I dont want to say that Im an expert though, so please take what I say with a little grain of salt. Happy writing!

The guards, mouth hanging in a silent gasp, looked upon the strange creature that dared to not only give orders to a pair of royal guards but also interrupt the highest figure of authority in the kingdom, after lying to her no less.

That, and that she had done it with her internal organs quite literally essentially hanging out of her as she did so.

“Hmm, no, I think it was just the right amount.” As if sensing the light frown on the alicorn’s face she added, in a very pleased tone. “Gotcha!”

Is...is it really possible? Has someone finally out-trolled the Trollestia?:trollestia:

Maybe even a pair of wings?

Nah, she doesn't have those yet.:rainbowwild::rainbowlaugh:

2489508
Funny thing is, I had written that part well before the alicornification or whatever. Seemed like a crazy idea at the time. :twilightoops:

This chapter was fantastic, I look forward to reading more.

damit now u remind me that ill never cuddle with a pony =[

Twilight didn’t like the way her horn reacted to his touch, in more ways than one.

It’s just a probe, it’s a scientific tool to gather information about your body.”...“Don’t give me that look, I said please, so it wasn’t an order. And I advise you not to move around too much or the probe won’t work properly.”

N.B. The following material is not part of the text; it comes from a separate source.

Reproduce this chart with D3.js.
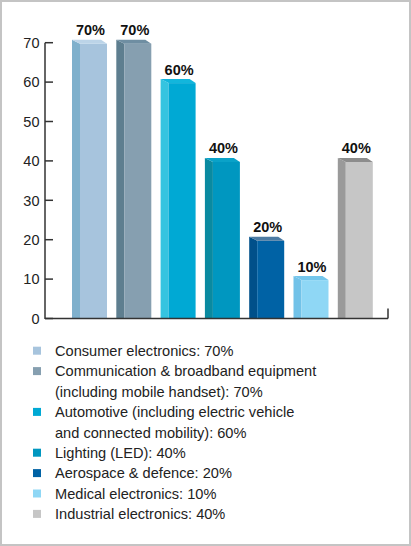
<!DOCTYPE html>
<html><head><meta charset="utf-8">
<script src="https://cdn.jsdelivr.net/npm/d3@7"></script>
<style>
html,body{margin:0;padding:0;background:#fff;}
svg{display:block;font-family:"Liberation Sans",Arial,sans-serif;}
</style></head>
<body><svg id="c" width="411" height="546"></svg>
<script>
const categories = ["Consumer electronics","Communication & broadband equipment","Automotive","Lighting (LED)","Aerospace & defence","Medical electronics","Industrial electronics"];
const values = [70,70,60,40,20,10,40];
const legendLines = [
  ["Consumer electronics: 70%"],
  ["Communication & broadband equipment","(including mobile handset): 70%"],
  ["Automotive (including electric vehicle","and connected mobility): 60%"],
  ["Lighting (LED): 40%"],
  ["Aerospace & defence: 20%"],
  ["Medical electronics: 10%"],
  ["Industrial electronics: 40%"]
];
const yTicks = [0,10,20,30,40,50,60,70];
const frontColors = ["#a7c4dd","#869fb0","#00a9d4","#0097c0","#0062a5","#8fd7f5","#c6c6c6"];
const sideColors  = ["#7fb0cc","#5e7e8f","#35c4e0","#0a8aa0","#00508a","#72c2e8","#9a9a9a"];
const topColors   = ["#bcd4e8","#6f8ea2","#12b6dc","#0aa2c8","#4d7ba3","#74c6ec","#8c8c8c"];

const svg = d3.select("#c");
// frame
svg.append("rect").attr("x",1).attr("y",1).attr("width",409).attr("height",544)
  .attr("fill","#fff").attr("stroke","#c4c4c4").attr("stroke-width",2);

const y = d3.scaleLinear().domain([0,70]).range([318.5,42.7]);
const x = d3.scaleBand().domain(categories).range([62.7,382.1]).paddingInner(0.21).paddingOuter(0.21);
const axisX = 45, axisEnd = 388;
const sideW = 8, depth = 4, topShift = 6;

// bars
const g = svg.append("g");
categories.forEach((c,i)=>{
  const x0 = x(c), x1 = x0 + x.bandwidth();
  const yt = y(values[i]) + 1, yb = y(0);
  g.append("polygon")
    .attr("points",[[x0,yt-depth],[x0+sideW,yt],[x0+sideW,yb],[x0,yb]].map(p=>p.join(",")).join(" "))
    .attr("fill",sideColors[i]);
  g.append("rect").attr("x",x0+sideW).attr("y",yt).attr("width",x1-x0-sideW).attr("height",yb-yt)
    .attr("fill",frontColors[i]);
  g.append("polygon")
    .attr("points",[[x0,yt-depth],[x1-topShift,yt-depth],[x1,yt],[x0+sideW,yt]].map(p=>p.join(",")).join(" "))
    .attr("fill",topColors[i]);
  g.append("text").attr("x",(x0+x1)/2+1).attr("y",yt-depth-4.5)
    .attr("text-anchor","middle").attr("font-weight","bold").attr("font-size",14.5)
    .attr("fill","#111").text(values[i]+"%");
});

// y axis
const ya = svg.append("g");
ya.append("line").attr("x1",axisX).attr("x2",axisX).attr("y1",y(70)).attr("y2",y(0)+0.5)
  .attr("stroke","#333").attr("stroke-width",1.5);
yTicks.forEach(t=>{
  ya.append("line").attr("x1",axisX).attr("x2",axisX+8).attr("y1",y(t)).attr("y2",y(t))
    .attr("stroke","#333").attr("stroke-width",1.5);
  ya.append("text").attr("x",39.5).attr("y",y(t)).attr("dy","0.36em").attr("text-anchor","end")
    .attr("font-size",14.5).attr("fill","#222").text(t);
});
// x axis
svg.append("line").attr("x1",axisX).attr("x2",axisEnd).attr("y1",y(0)).attr("y2",y(0))
  .attr("stroke","#333").attr("stroke-width",1.5);
svg.append("line").attr("x1",axisEnd).attr("x2",axisEnd).attr("y1",y(0)).attr("y2",y(0)-10)
  .attr("stroke","#333").attr("stroke-width",1.5);

// legend
const lg = svg.append("g");
let row = 0;
const rowH = 20.4, ly0 = 350.7;
legendLines.forEach((lines,i)=>{
  const cy = ly0 + row*rowH;
  lg.append("rect").attr("x",33).attr("y",cy-4).attr("width",8).attr("height",8).attr("fill",frontColors[i]);
  lines.forEach((ln,j)=>{
    lg.append("text").attr("x",55).attr("y",ly0+(row+j)*rowH).attr("dy","0.36em")
      .attr("font-size",14.6).attr("fill","#222").text(ln);
  });
  row += lines.length;
});
</script></body></html>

That's a new one, the natives probing the alien.:twilightblush::pinkiesick:

“And think of poor Applejack, how will she win prizes if her best pigs get eaten by a meat crazed human? Mès, don’t even think about touching them.”

That and that she needs to save them for after her younger sister becomes a zombie: Mmm, hotdogs.:trollestia::applecry: (Do you know what I'm referencing?)

Great chapter.

Just the right amount of awkwardness to be funny, but not to overwhelm. Good story and chapter, and I look forward to the next one.:twilightsmile::yay:

2503804
Thank you for your comments, it’s really nice to see the reactions to particular segments. :pinkiehappy:
Truly happy you are enjoying my story, the next chapter will be longer in length and in time to write... I believe that I rushed chapter 7 (I saw some errors that I will rectify when I publish 8)

2496338
I don’t advise you to try that with a real one, they are kinda heavy. Goatlings on the other hand... :rainbowkiss: So cute.

You're welcome.:pinkiehappy:
I look forward to it.:twilightsmile:

Twilight seems...oddly ooc here. It just doesn't feel like Twilight.

2563190
I think that's a fair thing to say, yes.
I tried to write her character by looking at all the instances when she is put in front of a crazy situation, but in the end the mix may have come out very ooc. The way she acts varies a lot in the episodes themselves (lesson zero, it’s about time, feeling pinkie keen and others), the constant being that she gets kinda crazy and irrational. And unpredictable. When things calm down I may be able to get her closer to 'normal' canon. But she doesn’t usually have a crazy human blowing stuff up next to her, so... :twilightoops:
Now the question is: is her characterisation to your liking?

Well I was curious where the conflict was going to come from. Guess I got my answer.

2565293

Mmmmm, I'm not sure if I feel that it's consistent enough. Maybe it's not consistency that's the problem...hmmm I don't know, chapters 7/8 were the first ones where I felt like I was reading about Twilight and not some bizarro version of her. I'm still not thrilled about it but I'm not going to have time the next couple of days to go through and do reread and figure out why :/

2569731
Fair enough.
In other news it would seem that we will soon have a canon example of how Twilight reacts to humans... For better or worst.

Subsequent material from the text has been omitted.